Extracted records:
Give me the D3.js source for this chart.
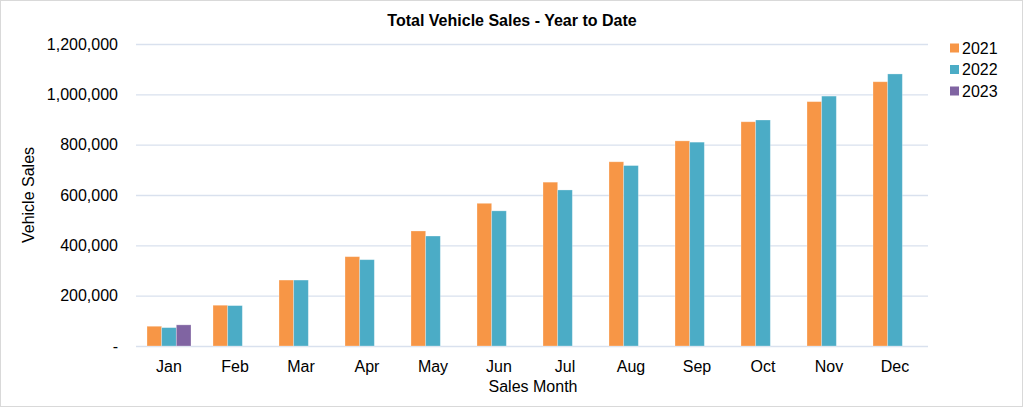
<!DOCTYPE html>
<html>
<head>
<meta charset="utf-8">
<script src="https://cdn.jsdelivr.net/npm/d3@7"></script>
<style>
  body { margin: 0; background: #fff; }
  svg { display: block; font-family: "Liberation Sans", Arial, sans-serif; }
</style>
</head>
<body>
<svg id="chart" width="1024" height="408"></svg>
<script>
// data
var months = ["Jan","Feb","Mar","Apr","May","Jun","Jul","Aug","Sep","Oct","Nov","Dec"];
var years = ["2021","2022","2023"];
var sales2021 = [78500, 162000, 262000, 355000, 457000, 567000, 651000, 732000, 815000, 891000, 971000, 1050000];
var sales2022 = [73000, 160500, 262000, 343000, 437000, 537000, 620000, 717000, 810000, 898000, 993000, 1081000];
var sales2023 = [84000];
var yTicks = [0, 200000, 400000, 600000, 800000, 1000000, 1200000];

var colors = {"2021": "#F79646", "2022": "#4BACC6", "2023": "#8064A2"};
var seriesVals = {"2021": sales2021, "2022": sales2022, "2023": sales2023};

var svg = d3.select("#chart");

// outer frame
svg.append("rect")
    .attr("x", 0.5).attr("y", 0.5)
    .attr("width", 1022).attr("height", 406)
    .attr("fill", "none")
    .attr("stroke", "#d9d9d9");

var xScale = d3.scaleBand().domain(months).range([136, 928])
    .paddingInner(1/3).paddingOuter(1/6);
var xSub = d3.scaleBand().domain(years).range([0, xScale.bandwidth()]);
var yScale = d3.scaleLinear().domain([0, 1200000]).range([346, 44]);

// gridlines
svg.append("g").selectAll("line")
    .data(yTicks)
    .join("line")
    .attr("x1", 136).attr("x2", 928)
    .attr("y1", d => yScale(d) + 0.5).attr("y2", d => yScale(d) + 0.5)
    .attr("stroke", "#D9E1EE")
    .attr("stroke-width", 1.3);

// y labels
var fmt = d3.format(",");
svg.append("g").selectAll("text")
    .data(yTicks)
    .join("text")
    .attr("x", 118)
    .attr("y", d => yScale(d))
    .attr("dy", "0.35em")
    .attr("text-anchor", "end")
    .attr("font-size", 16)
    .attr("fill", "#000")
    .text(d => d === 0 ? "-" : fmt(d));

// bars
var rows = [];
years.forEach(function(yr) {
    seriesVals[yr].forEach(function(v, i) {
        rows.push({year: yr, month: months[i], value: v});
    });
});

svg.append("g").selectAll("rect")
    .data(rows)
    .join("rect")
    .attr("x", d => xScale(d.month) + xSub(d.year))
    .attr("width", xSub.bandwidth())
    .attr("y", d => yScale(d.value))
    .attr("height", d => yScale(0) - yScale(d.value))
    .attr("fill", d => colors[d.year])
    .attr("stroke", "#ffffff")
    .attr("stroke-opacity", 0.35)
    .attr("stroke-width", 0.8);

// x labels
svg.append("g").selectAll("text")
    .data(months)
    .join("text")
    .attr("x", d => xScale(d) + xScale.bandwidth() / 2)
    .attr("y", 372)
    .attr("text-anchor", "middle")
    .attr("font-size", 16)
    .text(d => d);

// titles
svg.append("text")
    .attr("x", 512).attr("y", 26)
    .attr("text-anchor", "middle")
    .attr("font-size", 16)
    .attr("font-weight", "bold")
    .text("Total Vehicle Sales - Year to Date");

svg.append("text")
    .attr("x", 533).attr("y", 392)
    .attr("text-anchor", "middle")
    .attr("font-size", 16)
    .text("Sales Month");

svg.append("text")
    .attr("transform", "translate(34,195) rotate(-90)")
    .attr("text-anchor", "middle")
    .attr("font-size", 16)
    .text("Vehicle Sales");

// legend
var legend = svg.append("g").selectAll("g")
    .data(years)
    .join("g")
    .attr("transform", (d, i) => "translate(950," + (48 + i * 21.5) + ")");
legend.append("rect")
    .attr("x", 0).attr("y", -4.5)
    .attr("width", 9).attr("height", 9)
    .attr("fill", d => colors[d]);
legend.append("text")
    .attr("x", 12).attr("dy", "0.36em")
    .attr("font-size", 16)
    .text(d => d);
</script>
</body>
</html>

* * *

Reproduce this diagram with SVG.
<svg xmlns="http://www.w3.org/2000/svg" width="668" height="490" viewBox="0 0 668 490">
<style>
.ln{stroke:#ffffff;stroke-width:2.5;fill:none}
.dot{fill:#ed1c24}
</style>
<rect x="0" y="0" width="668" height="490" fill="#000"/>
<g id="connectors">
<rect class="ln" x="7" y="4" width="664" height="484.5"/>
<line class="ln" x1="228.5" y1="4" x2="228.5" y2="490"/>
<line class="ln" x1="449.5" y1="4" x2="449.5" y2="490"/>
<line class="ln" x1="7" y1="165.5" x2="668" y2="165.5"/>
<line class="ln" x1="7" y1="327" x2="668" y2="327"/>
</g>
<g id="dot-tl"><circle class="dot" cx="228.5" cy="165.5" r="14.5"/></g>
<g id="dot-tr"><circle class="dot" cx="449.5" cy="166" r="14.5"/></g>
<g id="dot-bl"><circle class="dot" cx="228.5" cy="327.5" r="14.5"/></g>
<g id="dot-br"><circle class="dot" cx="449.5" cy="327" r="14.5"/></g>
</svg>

==

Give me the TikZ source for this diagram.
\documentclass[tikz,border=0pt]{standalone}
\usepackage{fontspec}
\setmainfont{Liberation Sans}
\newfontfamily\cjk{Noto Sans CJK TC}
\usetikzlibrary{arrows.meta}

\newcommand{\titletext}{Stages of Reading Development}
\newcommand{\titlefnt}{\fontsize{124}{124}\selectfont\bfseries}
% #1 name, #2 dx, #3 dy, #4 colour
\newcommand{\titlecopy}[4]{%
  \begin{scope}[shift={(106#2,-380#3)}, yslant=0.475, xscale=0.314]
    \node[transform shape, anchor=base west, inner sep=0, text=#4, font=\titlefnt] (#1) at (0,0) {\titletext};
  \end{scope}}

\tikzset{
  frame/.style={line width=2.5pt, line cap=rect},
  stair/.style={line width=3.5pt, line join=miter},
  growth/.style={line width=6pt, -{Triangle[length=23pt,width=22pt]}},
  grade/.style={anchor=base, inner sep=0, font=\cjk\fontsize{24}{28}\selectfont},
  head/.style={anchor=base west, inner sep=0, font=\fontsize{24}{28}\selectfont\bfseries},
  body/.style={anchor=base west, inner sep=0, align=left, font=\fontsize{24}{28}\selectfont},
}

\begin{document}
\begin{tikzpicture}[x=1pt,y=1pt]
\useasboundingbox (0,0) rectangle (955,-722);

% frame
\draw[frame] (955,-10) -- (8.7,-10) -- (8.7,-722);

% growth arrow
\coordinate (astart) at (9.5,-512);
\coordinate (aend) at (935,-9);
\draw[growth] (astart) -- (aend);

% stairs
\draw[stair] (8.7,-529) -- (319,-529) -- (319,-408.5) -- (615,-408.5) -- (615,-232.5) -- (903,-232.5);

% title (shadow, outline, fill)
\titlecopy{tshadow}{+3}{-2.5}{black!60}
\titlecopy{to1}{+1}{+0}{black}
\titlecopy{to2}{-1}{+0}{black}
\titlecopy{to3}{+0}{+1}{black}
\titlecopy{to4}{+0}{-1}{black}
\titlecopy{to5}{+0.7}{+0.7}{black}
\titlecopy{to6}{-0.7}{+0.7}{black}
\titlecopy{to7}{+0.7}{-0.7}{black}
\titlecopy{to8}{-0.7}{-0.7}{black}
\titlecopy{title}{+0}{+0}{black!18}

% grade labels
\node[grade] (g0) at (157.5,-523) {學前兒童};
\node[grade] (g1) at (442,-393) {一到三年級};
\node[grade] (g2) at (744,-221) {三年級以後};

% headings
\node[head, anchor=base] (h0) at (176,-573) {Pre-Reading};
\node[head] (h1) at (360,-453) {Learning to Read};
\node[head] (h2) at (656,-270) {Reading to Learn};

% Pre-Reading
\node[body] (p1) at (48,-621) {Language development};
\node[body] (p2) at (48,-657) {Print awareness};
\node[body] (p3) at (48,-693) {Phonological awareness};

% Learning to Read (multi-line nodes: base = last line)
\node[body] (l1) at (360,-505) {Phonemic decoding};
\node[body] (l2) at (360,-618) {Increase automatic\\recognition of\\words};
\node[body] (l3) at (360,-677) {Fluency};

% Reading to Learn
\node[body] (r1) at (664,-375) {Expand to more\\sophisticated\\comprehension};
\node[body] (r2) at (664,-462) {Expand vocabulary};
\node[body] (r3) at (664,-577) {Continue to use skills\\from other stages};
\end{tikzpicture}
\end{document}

Your objective
Quote the data above exactly from the line with "Give me the D3.js source for this chart." to the line with "800000, 1000000, 1200000];", both ends counted, and nothing else. Pictures don't go in.

The reply
Give me the D3.js source for this chart.
<!DOCTYPE html>
<html>
<head>
<meta charset="utf-8">
<script src="https://cdn.jsdelivr.net/npm/d3@7"></script>
<style>
  body { margin: 0; background: #fff; }
  svg { display: block; font-family: "Liberation Sans", Arial, sans-serif; }
</style>
</head>
<body>
<svg id="chart" width="1024" height="408"></svg>
<script>
// data
var months = ["Jan","Feb","Mar","Apr","May","Jun","Jul","Aug","Sep","Oct","Nov","Dec"];
var years = ["2021","2022","2023"];
var sales2021 = [78500, 162000, 262000, 355000, 457000, 567000, 651000, 732000, 815000, 891000, 971000, 1050000];
var sales2022 = [73000, 160500, 262000, 343000, 437000, 537000, 620000, 717000, 810000, 898000, 993000, 1081000];
var sales2023 = [84000];
var yTicks = [0, 200000, 400000, 600000, 800000, 1000000, 1200000];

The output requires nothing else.